Here's how the compiler would evaluate this expression:

1. Multiplication and Division (highest precedence):
   • y * z (5 * 2) evaluates to 10.
   • y / z (5 / 2) evaluates to 2 (integer division).
2. Addition and Subtraction (lower precedence than multiplication/division):
   • x + (y * z) (10 + 10) evaluates to 20.
   • 20 - (y / z) (20 - 2) evaluates to 18.
3. Equality (lowest precedence):
   • 20 == 18 evaluates to false (0).

Therefore, result would be false. Understanding precedence and associativity is crucial for writing code that behaves predictably. When in doubt, use parentheses to explicitly group operations and clarify your intent.

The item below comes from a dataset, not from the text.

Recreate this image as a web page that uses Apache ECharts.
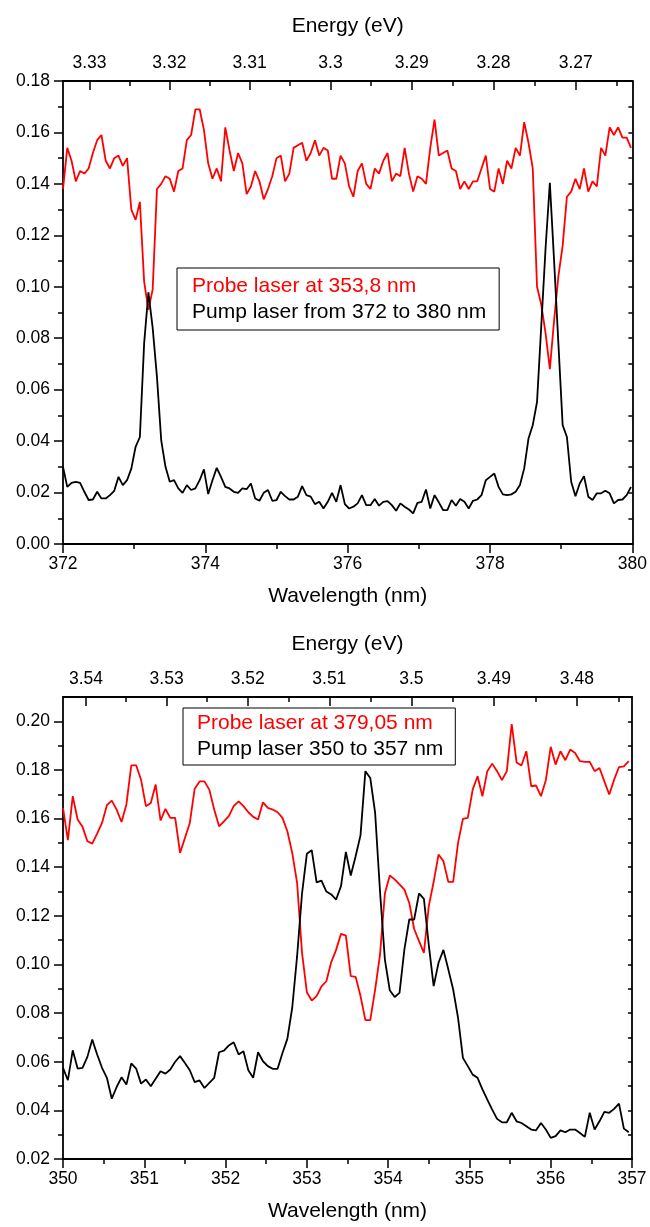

Common Pitfalls and How to Avoid Them

Beyond the multiple equality operator issue, there are other common pitfalls to watch out for when using == in C and C++.

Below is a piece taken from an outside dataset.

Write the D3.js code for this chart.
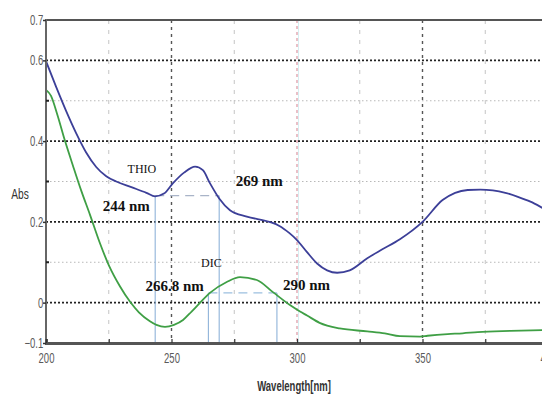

1. Floating-Point Comparisons

Comparing floating-point numbers (like float and double) for exact equality using == is often problematic. Floating-point numbers are represented with limited precision, so small rounding errors can occur during calculations. This means that two floating-point values that are mathematically equal might not be exactly equal in the computer's representation.

For example:

double a = 0.1 + 0.1 + 0.1;
double b = 0.3;

if (a == b) { // This might be false!
    // ...
}

In this case, a might be slightly different from 0.3 due to rounding errors, causing the comparison to fail. The solution is to avoid direct equality comparisons for floating-point numbers. Instead, check if the difference between the numbers is within a small tolerance:

#include <cmath> // For std::abs

double a = 0.1 + 0.1 + 0.1;
double b = 0.3;
double tolerance = 1e-9; // A small value

if (std::abs(a - b) < tolerance) {
    // a and b are considered equal
}

Here, we're using std::abs to get the absolute value of the difference and comparing it to a small tolerance value. If the difference is smaller than the tolerance, we consider the numbers to be effectively equal.

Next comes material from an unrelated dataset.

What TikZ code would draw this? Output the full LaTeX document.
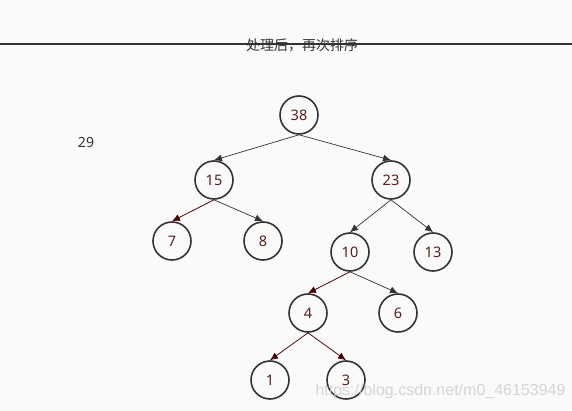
\documentclass[tikz,border=0pt]{standalone}
\usepackage{fontspec}
\setmainfont{Noto Sans}
\newfontfamily\cjk{Noto Sans CJK SC}
\newfontfamily\wmfont{Liberation Sans}
\usetikzlibrary{arrows.meta}
\definecolor{bg}{HTML}{FAFAFA}
\definecolor{ink}{HTML}{333333}
\definecolor{numred}{HTML}{5A1E1E}
\definecolor{edgered}{HTML}{4A0000}
\begin{document}
\begin{tikzpicture}[x=1pt,y=-1pt,
  treenode/.style={circle,draw=ink,line width=1.6pt,minimum size=38pt,inner sep=0pt,
    text=numred,font=\fontsize{14.5pt}{16pt}\selectfont},
  link/.style={draw=ink,line width=0.7pt,-{Latex[length=8pt,width=7pt]}},
  redlink/.style={link,draw=edgered,fill=edgered}]
  \fill[bg] (0,0) rectangle (572,411);
  \useasboundingbox (0,0) rectangle (572,411);
  % title rule and caption
  \draw[ink,line width=1.6pt] (0,44) -- (572,44);
  \node[font=\cjk\fontsize{14pt}{16pt}\selectfont,text=ink] (title) at (302,45) {处理后，再次排序};
  \node[font=\fontsize{14pt}{16pt}\selectfont,text=ink] (extra) at (86,143) {29};
  % tree nodes
  \node[treenode] (n38) at (299,115) {38};
  \node[treenode] (n15) at (214,180) {15};
  \node[treenode] (n23) at (391,180) {23};
  \node[treenode] (n7)  at (172,241) {7};
  \node[treenode] (n8)  at (263,241) {8};
  \node[treenode] (n10) at (350,252) {10};
  \node[treenode] (n13) at (433,252) {13};
  \node[treenode] (n4)  at (308,313) {4};
  \node[treenode] (n6)  at (398,313) {6};
  \node[treenode] (n1)  at (270,380) {1};
  \node[treenode] (n3)  at (346,380) {3};
  % connectors: parent bottom to child top
  \draw[link] (n38.south) -- (n15.north);
  \draw[link] (n38.south) -- (n23.north);
  \draw[redlink] (n15.south) -- (n7.north);
  \draw[link] (n15.south) -- (n8.north);
  \draw[link] (n23.south) -- (n10.north);
  \draw[link] (n23.south) -- (n13.north);
  \draw[redlink] (n10.south) -- (n4.north);
  \draw[link] (n10.south) -- (n6.north);
  \draw[redlink] (n4.south) -- (n1.north);
  \draw[redlink] (n4.south) -- (n3.north);
  % source mark
  \node[font=\wmfont\fontsize{16pt}{18pt}\selectfont,text=black!20,opacity=0.8,anchor=west] (mark) at (312,391) {https://blog.csdn.net/m0\_46153949};
\end{tikzpicture}
\end{document}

2. Confusing = (Assignment) with == (Equality)

This is a classic mistake that even experienced programmers make! The single equals sign = is the assignment operator, which assigns a value to a variable. The double equals sign == is the equality operator, which compares two values. Accidentally using = in an if condition can lead to unexpected behavior and hard-to-find bugs.

For example:

int x = 5;
if (x = 10) { // Oops! Assignment, not comparison
    // This block will always execute!
}

In this code, x = 10 is an assignment. It assigns the value 10 to x and then returns the assigned value (which is 10). Since 10 is a non-zero value, it's treated as true in the if condition, so the block will always execute, regardless of the initial value of x. To prevent this, always double-check your code and make sure you're using == for comparisons.

3. Comparing Pointers

When comparing pointers with ==, you're checking if the pointers point to the same memory location, not if the values they point to are the same. This distinction is crucial when working with dynamic memory and objects.

For example:

int *ptr1 = new int(5);
int *ptr2 = new int(5);

if (ptr1 == ptr2) { // This will likely be false
    // ptr1 and ptr2 point to different memory locations
}

if (*ptr1 == *ptr2) { // This will be true
    // The values pointed to by ptr1 and ptr2 are the same
}

In this case, ptr1 and ptr2 point to different memory locations, even though the integers they point to have the same value. If you want to compare the values pointed to by the pointers, you need to dereference the pointers using the * operator.

Best Practices for Using Equality Operators

To wrap things up, let's summarize some best practices for using equality operators in C and C++:

• Use && for multiple comparisons: When comparing multiple variables for equality, always use the logical AND operator (&&) to combine individual comparisons.
• Avoid direct equality comparisons for floating-point numbers: Use a tolerance-based comparison instead.
• Double-check for = vs. ==: Be extra careful to use the correct operator for assignment and equality comparisons.
• Understand pointer comparisons: Remember that comparing pointers with == checks for memory location equality, not value equality.
• Use parentheses for clarity: When in doubt, use parentheses to explicitly group operations and clarify your intent.
• Consider using a linter: Static analysis tools (linters) can help you catch common mistakes, including accidental use of = in if conditions.

By keeping these guidelines in mind, you'll be well-equipped to use equality operators effectively and avoid common pitfalls. Happy coding, and remember: understanding the nuances of your tools is the key to writing robust and reliable software!

Conclusion

Equality operators in C and C++ can be a bit tricky, especially when dealing with multiple comparisons or floating-point numbers. However, by understanding the concepts of operator precedence, associativity, and the specific nuances of ==, you can write code that behaves predictably and correctly. Remember to use && for multiple comparisons, avoid direct equality checks for floating-point values, and always double-check your code for accidental use of the assignment operator. By following these guidelines and best practices, you'll be well on your way to mastering equality comparisons and writing more robust C++ code. Keep practicing, keep experimenting, and don't be afraid to dive deep into the details – that's how you become a true coding pro! Now go forth and write some awesome code, guys!